Bronx Zoo's Happy the elephant isn't a person, NY court rules
New York, New York - New York’s top court ruled Tuesday that a female elephant named Happy is "not a person" and lacks the human right to be released from "custody" at the Bronx Zoo.
The judges at the state Court of Appeals ruled five against two in favor of keeping Happy captive.
The 8,500-pound Asian elephant, the court wrote, is "a nonhuman animal who is not a 'person' subjected to illegal detention."
Happy is not entitled to "habeas corpus," a legal concept which allows humans to claim unlawful detention in court and seek release.
"No one disputes that elephants are intelligent beings deserving of proper care and compassion," the court added.
The ruling upheld two lower court decisions from 2020 ruling that the elephant was not a person.
Elephants are self-aware, researcher says
Happy’s legal advocates with the Nonhuman Rights Project called the decision "out of touch with the times," adding that it was "a loss for everyone who cares about upholding and strengthening our most cherished values and principles of justice – autonomy, liberty, equality, and fairness – and ensuring our legal system is free of arbitrary reasoning and that no one is denied basic rights simply because of who they are."

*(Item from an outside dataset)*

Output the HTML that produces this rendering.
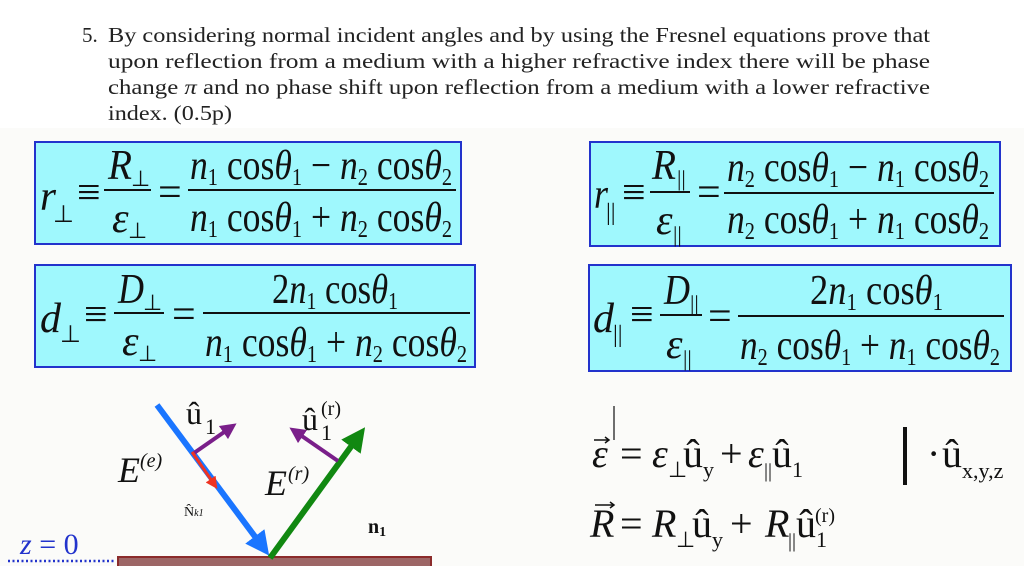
<!DOCTYPE html>
<html><head><meta charset="utf-8"><style>
html,body{margin:0;padding:0;background:#fff;}
svg{display:block;}
text{font-family:"Liberation Serif",serif;}
</style></head><body>
<svg width="1024" height="566" viewBox="0 0 1024 566" xmlns="http://www.w3.org/2000/svg">
<defs>
<marker id="ab" markerWidth="4" markerHeight="4" refX="2" refY="2" orient="auto" markerUnits="strokeWidth"><path d="M0,0 L4,2 L0,4 z" fill="#1a75ff"/></marker>
<marker id="ag" markerWidth="4" markerHeight="4" refX="2" refY="2" orient="auto" markerUnits="strokeWidth"><path d="M0,0 L4,2 L0,4 z" fill="#118811"/></marker>
<marker id="ap" markerWidth="4" markerHeight="4" refX="2" refY="2" orient="auto" markerUnits="strokeWidth"><path d="M0,0 L4,2 L0,4 z" fill="#7a1f8a"/></marker>
<marker id="ar" markerWidth="4" markerHeight="4" refX="2" refY="2" orient="auto" markerUnits="strokeWidth"><path d="M0,0 L4,2 L0,4 z" fill="#ee3322"/></marker>
</defs>
<rect x="0" y="128" width="1024" height="438" fill="#fbfbf9"/>
<g font-size="21" fill="#222">
<text x="82" y="42">5.</text>
<text x="108" y="42" textLength="822" lengthAdjust="spacingAndGlyphs">By considering normal incident angles and by using the Fresnel equations prove that</text>
<text x="108" y="68" textLength="822" lengthAdjust="spacingAndGlyphs">upon reflection from a medium with a higher refractive index there will be phase</text>
<text x="108" y="94" textLength="822" lengthAdjust="spacingAndGlyphs">change <tspan font-style="italic">π</tspan> and no phase shift upon reflection from a medium with a lower refractive</text>
<text x="108" y="120" textLength="124" lengthAdjust="spacingAndGlyphs">index. (0.5p)</text>
</g>
<g fill="#9ff8fd" stroke="#2233cc" stroke-width="2">
<rect x="35" y="142" width="426" height="102"/>
<rect x="35" y="265" width="440" height="102"/>
<rect x="590" y="142" width="410" height="104"/>
<rect x="589" y="265" width="422" height="106"/>
</g>
<g fill="#111" font-size="42">
<text x="40" y="210" font-style="italic" textLength="16" lengthAdjust="spacingAndGlyphs">r</text><text x="53" y="222" font-size="24">⊥</text>
<text x="77" y="206">≡</text>
<text x="108" y="179" font-style="italic" textLength="24" lengthAdjust="spacingAndGlyphs">R</text><text x="131" y="186" font-size="22">⊥</text>
<line x1="104" y1="190" x2="151" y2="190" stroke="#111" stroke-width="2"/>
<text x="112" y="232" font-style="italic">ε</text><text x="128" y="238" font-size="22">⊥</text>
<text x="158" y="206">=</text>
<text x="190" y="179" textLength="262" lengthAdjust="spacingAndGlyphs"><tspan font-style="italic">n</tspan><tspan font-size="24" dy="6">1</tspan><tspan dy="-6"> cos</tspan><tspan font-style="italic">θ</tspan><tspan font-size="24" dy="6">1</tspan><tspan dy="-6"> − </tspan><tspan font-style="italic">n</tspan><tspan font-size="24" dy="6">2</tspan><tspan dy="-6"> cos</tspan><tspan font-style="italic">θ</tspan><tspan font-size="24" dy="6">2</tspan></text>
<line x1="188" y1="190" x2="456" y2="190" stroke="#111" stroke-width="2"/>
<text x="190" y="231" textLength="262" lengthAdjust="spacingAndGlyphs"><tspan font-style="italic">n</tspan><tspan font-size="24" dy="6">1</tspan><tspan dy="-6"> cos</tspan><tspan font-style="italic">θ</tspan><tspan font-size="24" dy="6">1</tspan><tspan dy="-6"> + </tspan><tspan font-style="italic">n</tspan><tspan font-size="24" dy="6">2</tspan><tspan dy="-6"> cos</tspan><tspan font-style="italic">θ</tspan><tspan font-size="24" dy="6">2</tspan></text>
<text x="40" y="332" font-style="italic">d</text><text x="60" y="342" font-size="24">⊥</text>
<text x="84" y="328">≡</text>
<text x="118" y="303" font-style="italic" textLength="26" lengthAdjust="spacingAndGlyphs">D</text><text x="143" y="310" font-size="22">⊥</text>
<line x1="114" y1="313" x2="164" y2="313" stroke="#111" stroke-width="2"/>
<text x="122" y="355" font-style="italic">ε</text><text x="138" y="361" font-size="22">⊥</text>
<text x="172" y="328">=</text>
<text x="272" y="303" textLength="126" lengthAdjust="spacingAndGlyphs">2<tspan font-style="italic">n</tspan><tspan font-size="24" dy="6">1</tspan><tspan dy="-6"> cos</tspan><tspan font-style="italic">θ</tspan><tspan font-size="24" dy="6">1</tspan></text>
<line x1="203" y1="313" x2="470" y2="313" stroke="#111" stroke-width="2"/>
<text x="205" y="356" textLength="262" lengthAdjust="spacingAndGlyphs"><tspan font-style="italic">n</tspan><tspan font-size="24" dy="6">1</tspan><tspan dy="-6"> cos</tspan><tspan font-style="italic">θ</tspan><tspan font-size="24" dy="6">1</tspan><tspan dy="-6"> + </tspan><tspan font-style="italic">n</tspan><tspan font-size="24" dy="6">2</tspan><tspan dy="-6"> cos</tspan><tspan font-style="italic">θ</tspan><tspan font-size="24" dy="6">2</tspan></text>
<text x="594" y="208" font-style="italic" textLength="14" lengthAdjust="spacingAndGlyphs">r</text><text x="606" y="220" font-size="24">||</text>
<text x="622" y="206">≡</text>
<text x="652" y="179" font-style="italic" textLength="24" lengthAdjust="spacingAndGlyphs">R</text><text x="677" y="186" font-size="22">||</text>
<line x1="650" y1="192" x2="690" y2="192" stroke="#111" stroke-width="2"/>
<text x="656" y="234" font-style="italic">ε</text><text x="673" y="242" font-size="22">||</text>
<text x="697" y="206">=</text>
<text x="727" y="181" textLength="262" lengthAdjust="spacingAndGlyphs"><tspan font-style="italic">n</tspan><tspan font-size="24" dy="6">2</tspan><tspan dy="-6"> cos</tspan><tspan font-style="italic">θ</tspan><tspan font-size="24" dy="6">1</tspan><tspan dy="-6"> − </tspan><tspan font-style="italic">n</tspan><tspan font-size="24" dy="6">1</tspan><tspan dy="-6"> cos</tspan><tspan font-style="italic">θ</tspan><tspan font-size="24" dy="6">2</tspan></text>
<line x1="724" y1="193" x2="994" y2="193" stroke="#111" stroke-width="2"/>
<text x="727" y="233" textLength="262" lengthAdjust="spacingAndGlyphs"><tspan font-style="italic">n</tspan><tspan font-size="24" dy="6">2</tspan><tspan dy="-6"> cos</tspan><tspan font-style="italic">θ</tspan><tspan font-size="24" dy="6">1</tspan><tspan dy="-6"> + </tspan><tspan font-style="italic">n</tspan><tspan font-size="24" dy="6">1</tspan><tspan dy="-6"> cos</tspan><tspan font-style="italic">θ</tspan><tspan font-size="24" dy="6">2</tspan></text>
<text x="593" y="332" font-style="italic">d</text><text x="613" y="342" font-size="24">||</text>
<text x="630" y="328">≡</text>
<text x="664" y="304" font-style="italic" textLength="26" lengthAdjust="spacingAndGlyphs">D</text><text x="690" y="311" font-size="22">||</text>
<line x1="660" y1="315" x2="702" y2="315" stroke="#111" stroke-width="2"/>
<text x="666" y="358" font-style="italic">ε</text><text x="683" y="366" font-size="22">||</text>
<text x="708" y="330">=</text>
<text x="810" y="304" textLength="133" lengthAdjust="spacingAndGlyphs">2<tspan font-style="italic">n</tspan><tspan font-size="24" dy="6">1</tspan><tspan dy="-6"> cos</tspan><tspan font-style="italic">θ</tspan><tspan font-size="24" dy="6">1</tspan></text>
<line x1="738" y1="316" x2="1004" y2="316" stroke="#111" stroke-width="2"/>
<text x="740" y="359" textLength="260" lengthAdjust="spacingAndGlyphs"><tspan font-style="italic">n</tspan><tspan font-size="24" dy="6">2</tspan><tspan dy="-6"> cos</tspan><tspan font-style="italic">θ</tspan><tspan font-size="24" dy="6">1</tspan><tspan dy="-6"> + </tspan><tspan font-style="italic">n</tspan><tspan font-size="24" dy="6">1</tspan><tspan dy="-6"> cos</tspan><tspan font-style="italic">θ</tspan><tspan font-size="24" dy="6">2</tspan></text>
</g>
<g fill="#111" font-size="40">
<text x="592" y="467" font-style="italic">ε</text>
<path d="M594,440 L608,440 M605,437 L609,440 L605,443" stroke="#111" stroke-width="1.5" fill="none"/>
<line x1="614" y1="406" x2="614" y2="440" stroke="#111" stroke-width="1.2"/>
<text x="620" y="467">=</text>
<text x="652" y="467" font-style="italic">ε</text><text x="668" y="477" font-size="22">⊥</text>
<text x="683" y="467">û</text><text x="703" y="477" font-size="22">y</text>
<text x="720" y="467">+</text>
<text x="748" y="467" font-style="italic">ε</text><text x="764" y="477" font-size="20">||</text>
<text x="772" y="467">û</text><text x="792" y="477" font-size="22">1</text>
<rect x="903" y="427" width="4" height="58" fill="#111"/>
<text x="927" y="467">·</text>
<text x="942" y="467">û</text><text x="962" y="478" font-size="22">x,y,z</text>
<text x="590" y="537" font-style="italic">R</text>
<path d="M595,505 L614,505 M610,502 L614,505 L610,508" stroke="#111" stroke-width="1.5" fill="none"/>
<text x="620" y="537">=</text>
<text x="652" y="537" font-style="italic">R</text><text x="676" y="547" font-size="22">⊥</text>
<text x="692" y="537">û</text><text x="712" y="547" font-size="22">y</text>
<text x="730" y="537">+</text>
<text x="765" y="537" font-style="italic">R</text><text x="788" y="547" font-size="20">||</text>
<text x="796" y="537">û</text><text x="816" y="547" font-size="22">1</text><text x="815" y="522" font-size="20">(r)</text>
</g>
<rect x="118" y="557" width="313" height="12" fill="#9d6666" stroke="#8b2b2b" stroke-width="2"/>
<line x1="8" y1="561" x2="116" y2="561" stroke="#2233cc" stroke-width="2.5" stroke-dasharray="2,2.5"/>
<text x="20" y="554" font-size="30" fill="#2233cc" font-style="italic">z <tspan font-style="normal">= 0</tspan></text>
<line x1="157" y1="405" x2="262" y2="546" stroke="#1a75ff" stroke-width="6" marker-end="url(#ab)"/>
<line x1="270" y1="558" x2="358" y2="437" stroke="#118811" stroke-width="6" marker-end="url(#ag)"/>
<line x1="194" y1="453" x2="230" y2="428" stroke="#7a1f8a" stroke-width="4" marker-end="url(#ap)"/>
<line x1="338" y1="461" x2="296" y2="432" stroke="#7a1f8a" stroke-width="4" marker-end="url(#ap)"/>
<line x1="192" y1="452" x2="214" y2="484" stroke="#ee3322" stroke-width="3" marker-end="url(#ar)"/>
<g fill="#111">
<text x="186" y="424" font-size="32">û</text><text x="205" y="434" font-size="22">1</text>
<text x="302" y="430" font-size="32">û</text><text x="321" y="440" font-size="22">1</text><text x="321" y="415" font-size="20">(r)</text>
<text x="118" y="482" font-size="36" font-style="italic">E</text><text x="140" y="467" font-size="20" font-style="italic">(e)</text>
<text x="265" y="495" font-size="36" font-style="italic">E</text><text x="288" y="480" font-size="20" font-style="italic">(r)</text>
<text x="184" y="516" font-size="14">N̂<tspan font-size="10" font-style="italic">k1</tspan></text>
<text x="368" y="533" font-size="20" font-weight="bold" font-family="Liberation Sans, sans-serif">n<tspan font-size="14" dy="3">1</tspan></text>
</g>
</svg>
</body></html>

They had argued the elephant was self-aware. An elephant researcher who filed an affidavit in the case noted that elephants like Happy seem to mourn the dead, have the largest brains of land mammals, are capable of empathy and have long-lasting memories.
The animal's lawyers pointed to a 2006 "mirror test" that she passed that showed elephants, chimps, and dolphins recognize themselves – just as humans do.
"She was able to recognize her reflection in the mirror as herself," Judge Rowan Wilson wrote in a blistering 70-page dissent. "Happy has a level of autonomy, intelligence, and understanding that could make suffering particularly acute... She understands that her life progresses sequentially, and she is aware that she is alone."
"We should recognize Happy’s right to petition for her liberty not just because she is a wild animal who is not meant to be caged and displayed, but because the rights we confer on others define who we are as a society," Wilson concluded.
Lawyers argue Happy is lonely
But lawyers for the Bronx Zoo argued against expanding the term "person" to include elephants and chimps, which they said had no precedent in American law.
"It is a mistake to ignore the importance of humanity as a core characteristic upon which rights are based," the zoo’s lawyers wrote in their brief opposing Happy’s release.
The elephant was "kidnapped" in Thailand in the 1970s and taken to the Bronx, where she has been for more than four decades, lawyers with the Nonhuman Rights Project wrote.
She lived alongside Grumpy, a fellow elephant, until Grumpy died in 2002 after being attacked by two other elephants. Happy lives alone now because she and other elephants at the zoo do not get along, according to court papers.
Attorneys seeking Happy’s release from custody say that the Bronx Zoo’s 265 acres are less than 1% of the space the 51-year-old mammal would cover in a day in the wild.
They had suggested she be moved to elephant sanctuaries in either Tennessee or California.
"Happy is an extraordinarily intelligent and autonomous being who possesses advanced analytic abilities akin to human beings, who has been forced to miserably live upon a solitary and lonely Bronx Zoo acre for more than four decades, and who should be treated with respect and dignity and may be entitled to liberty," her lawyers wrote.